The algorithm includes a sequence of (i) change detection, (ii) change characterization, (iii) region growing and (iv) attribution steps. You can find the Python code that includes the full workflow in our GitHub repository: https://github.com/ANU-WALD/burn-mapping



Agriculture

Water license compliance monitoring from space

In New South Wales, monitoring whether water licence holders use river and groundwater in accordance with their licence is a major challenge. Distances are vast, and extraction is often directly from river floodplains during floods, which makes it very hard to keep an eye on compliance.
Together with New South Wales Government, we are developing a satellite-based system to monitor irrigation water use and water extraction. The proposed system will provide guidance to assist compliance officers in targeting properties for inspection, by determining the likelihood that the amount of irrigation on individual properties estimated from satellite observations exceeds extraction limits.

 

 

       

Bushfires

The Australian Flammability Monitoring System

Flammability is strongly determined by the amount of moisture in the dead and living vegetation matter. Fire services and land managers need information of fuel moisture content to undertake hazard reduction burns, to prepare for the fire season, and to anticipate the difficulty of suppressing bushfires throughout the fire season. At present, very simple equations are used to get an approximate estimate of flammability.

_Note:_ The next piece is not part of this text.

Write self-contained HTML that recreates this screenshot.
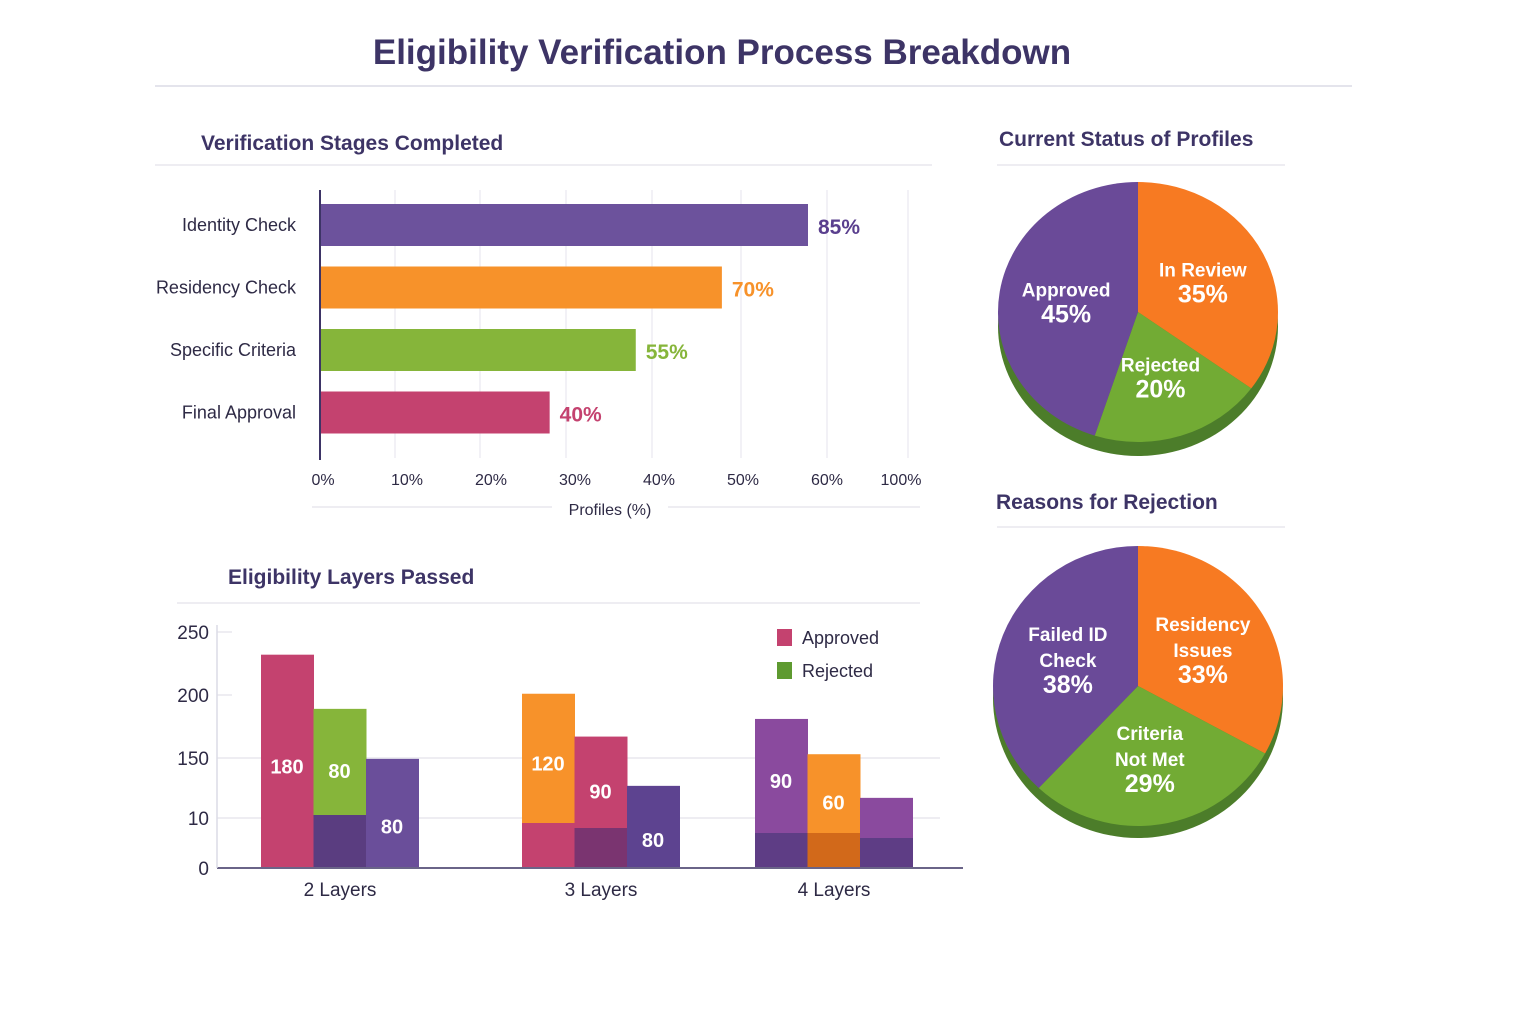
<!DOCTYPE html>
<html><head><meta charset="utf-8"><style>
body{margin:0;background:#fff;}
svg text{font-family:"Liberation Sans",sans-serif;}
</style></head><body>
<svg id="s" width="1536" height="1024" viewBox="0 0 1536 1024" xmlns="http://www.w3.org/2000/svg">
<text x="722" y="64" text-anchor="middle" font-size="35" font-weight="bold" fill="#3d3466">Eligibility Verification Process Breakdown</text>
<line x1="155" y1="86" x2="1352" y2="86" stroke="#dcdbe6" stroke-width="1.5"/>
<text x="201" y="150" font-size="21" font-weight="bold" fill="#3d3466">Verification Stages Completed</text>
<line x1="155" y1="165" x2="932" y2="165" stroke="#dcdbe6"/>
<text x="999" y="146" font-size="21" font-weight="bold" fill="#3d3466">Current Status of Profiles</text>
<line x1="997" y1="165" x2="1285" y2="165" stroke="#dcdbe6"/>
<text x="996" y="509" font-size="21" font-weight="bold" fill="#3d3466">Reasons for Rejection</text>
<line x1="997" y1="527" x2="1285" y2="527" stroke="#dcdbe6"/>
<text x="228" y="584" font-size="21" font-weight="bold" fill="#3d3466">Eligibility Layers Passed</text>
<line x1="177" y1="603" x2="920" y2="603" stroke="#dcdbe6"/>
<text x="610" y="515" text-anchor="middle" font-size="16" fill="#2e2a45">Profiles (%)</text>
<line x1="312" y1="507" x2="552" y2="507" stroke="#dcdbe6"/>
<line x1="668" y1="507" x2="920" y2="507" stroke="#dcdbe6"/>
<g id="hbar"></g><g id="vbar"></g><g id="pie1"></g><g id="pie2"></g>
</svg>
<script>
// Horizontal bar chart data
const stageNames=["Identity Check","Residency Check","Specific Criteria","Final Approval"];
const stageValues=[85,70,55,40];
const stageColors=["#6c529c","#f7922a","#86b53a","#c4426f"];
const stageTicks=["0%","10%","20%","30%","40%","50%","60%","100%"];
// Vertical grouped bar data
const layerCats=["2 Layers","3 Layers","4 Layers"];
const layerTop=[[232,189,148],[201,167,85],[181,153,57]];
const layerBase=[[0,17,0],[9,8,0],[7,7,6]];
const layerLabels=[["180","80","80"],["120","90","80"],["90","60",""]];
const layerTicks=[0,10,150,200,250];
// Pies
const pie1Labels=[["In Review"],["Rejected"],["Approved"]];
const pie1Values=[35,20,45];
const pie2Labels=[["Residency","Issues"],["Criteria","Not Met"],["Failed ID","Check"]];
const pie2Values=[33,29,38];

const NS="http://www.w3.org/2000/svg";
function mk(p,t,a,txt){const e=document.createElementNS(NS,t);for(const k in a)e.setAttribute(k,a[k]);if(txt!==undefined)e.textContent=txt;p.appendChild(e);return e;}

// ---- hbar
const hg=document.getElementById('hbar');
const hx=v=>320+v*(808-320)/85;
const hy=i=>204+i*62.5;
const gridX=[395,480,566,652,741,827,908];
gridX.forEach(x=>{const l=mk(hg,'line',{x1:x,y1:190,x2:x,y2:458,stroke:'#e4e3ec'});});
stageTicks.forEach((t,i)=>{const e=mk(hg,'text',{x:i<7?323+i*(827-323)/6:901,y:485,'text-anchor':'middle','font-size':16,fill:'#2e2a45'},t);});
stageNames.forEach((n,i)=>{
 const y=hy(i);
 const r=mk(hg,'rect',{x:320,y:y,width:hx(stageValues[i])-320,height:42,fill:stageColors[i]});
 
 const t=mk(hg,'text',{x:296,y:y+27,'text-anchor':'end','font-size':18,fill:'#2e2a45'},n);
 
 const v=mk(hg,'text',{x:hx(stageValues[i])+10,y:y+30,'font-size':21,'font-weight':'bold',fill:i==0?'#5a3f8e':stageColors[i]},stageValues[i]+'%');
 
});
const ax=mk(hg,'line',{x1:320,y1:190,x2:320,y2:460,stroke:'#3d3466','stroke-width':2});


// ---- vbar (piecewise axis through tick positions)
const vg=document.getElementById('vbar');
const tickY=[868,818,758,695,632];
function vy(v){for(let i=0;i<layerTicks.length-1;i++){if(v<=layerTicks[i+1]){const a=layerTicks[i],b=layerTicks[i+1];return tickY[i]+(v-a)/(b-a)*(tickY[i+1]-tickY[i]);}}return tickY[tickY.length-1];}
layerTicks.forEach(t=>{const y=vy(t);
 if(t>0){const l=mk(vg,'line',{x1:217,y1:y,x2:t==150||t==10?940:232,y2:y,stroke:'#dcdbe6'});}
 const e=mk(vg,'text',{x:209,y:y+7,'text-anchor':'end','font-size':19,fill:'#2e2a45'},String(t));});
const topCols=[["#c4426f","#86b53a","#6a4e9a"],["#f7922a","#c4426f","#5d4390"],["#8a4a9e","#f7922a","#8a4a9e"]];
const baseCols=[["#c4426f","#5a3d80","#6a4e9a"],["#c4426f","#7a3470","#5d4390"],["#5e3d85","#d2691a","#5e3d85"]];
const groupX=[261,522,755];
layerCats.forEach((c,g)=>{
 for(let j=0;j<3;j++){
  const x=groupX[g]+j*52.5, yt=vy(layerTop[g][j]), yb=vy(layerBase[g][j]);
  const r=mk(vg,'rect',{x:x,y:yt,width:53,height:868-yt,fill:topCols[g][j]});
  
  if(layerBase[g][j]>0){const b=mk(vg,'rect',{x:x,y:yb,width:53,height:868-yb,fill:baseCols[g][j]});}
  if(layerLabels[g][j]){const t=mk(vg,'text',{x:x+26,y:(yt+ (layerBase[g][j]>0?yb:868))/2+12+j*4,'text-anchor':'middle','font-size':20,'font-weight':'bold',fill:'#fff'},layerLabels[g][j]);}
 }
 const t=mk(vg,'text',{x:groupX[g]+79,y:896,'text-anchor':'middle','font-size':19,fill:'#2e2a45'},c);
});
let a1=mk(vg,'line',{x1:217,y1:868,x2:963,y2:868,stroke:'#6a6488','stroke-width':2});
let a2=mk(vg,'line',{x1:217,y1:625,x2:217,y2:868,stroke:'#dcdbe6','stroke-width':1.5});
[["Approved","#c4426f",637],["Rejected","#5e9a30",670]].forEach(l=>{
 const r=mk(vg,'rect',{x:777,y:l[2]-8,width:15,height:17,fill:l[1]});
 const t=mk(vg,'text',{x:802,y:l[2]+7,'font-size':18,fill:'#2e2a45'},l[0]);
});

// ---- pies
function pie(id,cx,cy,rx,ry,depth,vals,labels,cols,darks,fs){
 const g=document.getElementById(id);
 const tot=vals.reduce((a,b)=>a+b,0);
 const side=mk(g,'ellipse',{cx:cx,cy:cy+depth,rx:rx,ry:ry,fill:darks[1]});
 
 let ang=0;
 vals.forEach((v,i)=>{
  const a0=ang, a1=ang+v/tot*2*Math.PI; ang=a1;
  const p=(a)=>[cx+rx*Math.sin(a),cy-ry*Math.cos(a)];
  const [x0,y0]=p(a0),[x1,y1]=p(a1);
  const s=mk(g,'path',{d:`M${cx},${cy}L${x0},${y0}A${rx},${ry} 0 ${a1-a0>Math.PI?1:0} 1 ${x1},${y1}Z`,fill:cols[i]});
  
  const m=(a0+a1)/2, lx=cx+rx*0.52*Math.sin(m), ly=cy-ry*0.52*Math.cos(m);
  const lines=labels[i].concat([v+'%']);
  lines.forEach((t,k)=>{const big=k==lines.length-1;
   const e=mk(g,'text',{x:lx,y:ly+(k-(lines.length-1)/2)*26+8,'text-anchor':'middle','font-size':big?fs+6:fs,'font-weight':'bold',fill:'#fff'},t);
   });
 });
}
pie('pie1',1138,312,140,130,14,pie1Values,pie1Labels,["#f77a22","#72ab34","#6a4a98"],["#c85e18","#4c7d2a","#4e3578"],19);
pie('pie2',1138,686,145,140,12,pie2Values,pie2Labels,["#f77a22","#72ab34","#6a4a98"],["#c85e18","#4c7d2a","#4e3578"],19);
</script>
</body></html>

We are developing the next generation of fire risk monitoring tools and making them available to land managers and fire services across Australia through our Australian Flammability Monitoring System. To do that, we are using satellite remote sensing to measure the moisture content of living vegetation. In addition, we are developing new methods to estimate moisture in the surface litter layer by understanding how these are linked to moisture in the soil.

 

 

       

Agriculture

Improving spatial water information through data assimilation

Up-to-date spatial water information and forecasts are tremendously valuable for farmers, land and water managers, emergency services, and many other users. For example, to assess crop and pasture growing conditions, soil mechanical properties and fire risk.
Computer models, satellite remote sensing and station measurements all provide valuable information on the water cycle. The best possible up-to-date information and forecasts are derived by combining these data sources through data assimilation: a set of data integration tools that is already used in weather forecasting.
We are working closely with the Bureau of Meteorology to improve the operational water information produced by their Australian Water Resources Assessment (AWRA) system. Together, we are developing practical data assimilation techniques to blend satellite observations, for example relating to soil moisture, total water storage and evapotranspiration, as well as station observations of river flows.



Natural Environment

Environmental model software: W3 and OzWALD

The World-Wide Water model (W3) and its Australian version, OzWALD, are two near-identical models for grid-based estimation of daily water balance dynamics and water-related vegetation dynamics. Both are evolutions of the original AWRA-L model. The example Matlab implementation of the models is freely available for download. You can find the code, relevant literature, and some course material via this link or the download button below.
(Note that this is not the AWRA Community Modelling System (AWRA CMS), which also an evolution of the original AWRA-L model but is maintained by the Bureau of Meteorology and can be found here: https://github.com/awracms/awra_cms)

 

       

Bushfires

Cosmic rays for fire and flood risk monitoring

The cosmic ray soil moisture probe is a recently invented technology that is set to revolutionise our ability to monitor soil and biomass moisture content.
With support from CSIRO and the Actew/ActewAGL Endowment Fund, we are investigating the potential of this technology for flood and fire risk monitoring in a remote part of the Cotter catchment in Namadgi National Park.